Since the slopes of the lines are $$m_1$$ and $$m_2$$, and they pass through the origin ($$(0,0)$$), their equations are of the form $$y = mx$$.
Therefore, the two straight lines represented by the given equation are:
Line 1: $$y = (-\cot \theta + \sqrt{\cot^2 \theta - 1})x$$
Line 2: $$y = (-\cot \theta - \sqrt{\cot^2 \theta - 1})x$$

**step5** Determining the angle between the lines

Let $$\phi$$ be the acute angle between two lines with slopes $$m_1$$ and $$m_2$$. The tangent of this angle is given by the formula:
$$\tan \phi = \left| \frac{m_1 - m_2}{1 + m_1 m_2} \right|$$
From the quadratic equation $$m^2 + (2 \cot \theta)m + 1 = 0$$, we can find the sum and product of the slopes using Vieta's formulas:
Sum of roots: $$m_1 + m_2 = -(2 \cot \theta)$$
Product of roots: $$m_1 m_2 = 1$$
Now, let's calculate the difference between the slopes:
$$m_1 - m_2 = (-\cot \theta + \sqrt{\cot^2 \theta - 1}) - (-\cot \theta - \sqrt{\cot^2 \theta - 1})$$
$$m_1 - m_2 = -\cot \theta + \sqrt{\cot^2 \theta - 1} + \cot \theta + \sqrt{\cot^2 \theta - 1}$$
$$m_1 - m_2 = 2\sqrt{\cot^2 \theta - 1}$$
The denominator for the angle formula is $$1 + m_1 m_2 = 1 + 1 = 2$$.
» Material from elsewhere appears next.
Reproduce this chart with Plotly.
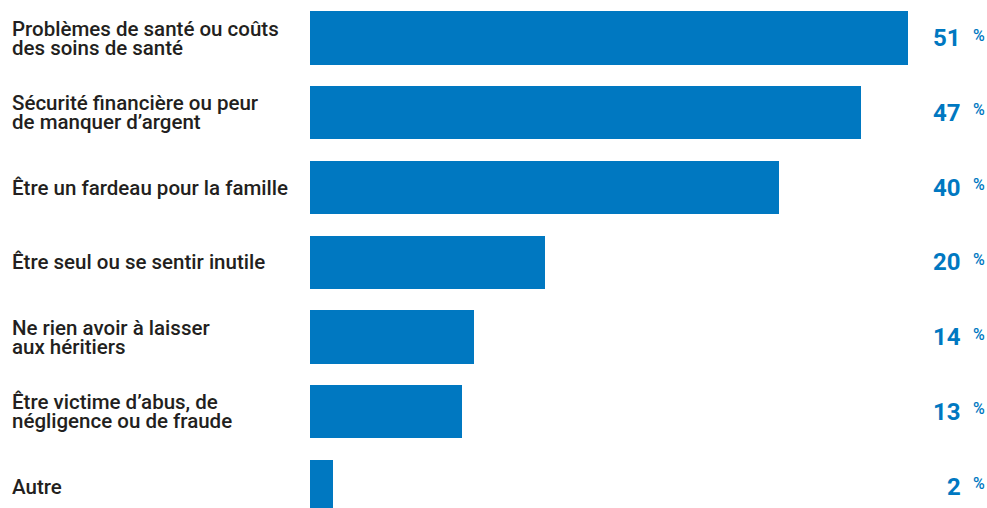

Substitute these values into the tangent formula:
$$\tan \phi = \left| \frac{2\sqrt{\cot^2 \theta - 1}}{2} \right|$$
$$\tan \phi = \left| \sqrt{\cot^2 \theta - 1} \right|$$
We can further simplify the expression under the square root using the trigonometric identity $$\cot^2 \theta = \frac{\cos^2 \theta}{\sin^2 \theta}$$ and $$\cos^2 \theta - \sin^2 \theta = \cos 2\theta$$:
$$\cot^2 \theta - 1 = \frac{\cos^2 \theta}{\sin^2 \theta} - 1 = \frac{\cos^2 \theta - \sin^2 \theta}{\sin^2 \theta} = \frac{\cos 2\theta}{\sin^2 \theta}$$
So, the angle $$\phi$$ between the lines is given by:
$$\tan \phi = \left| \sqrt{\frac{\cos 2\theta}{\sin^2 \theta}} \right| = \frac{\sqrt{\cos 2\theta}}{|\sin \theta|}$$
This expression is valid for real angles and lines, which requires $$\cos 2\theta \ge 0$$ (or equivalently, $$\cot^2 \theta \ge 1$$).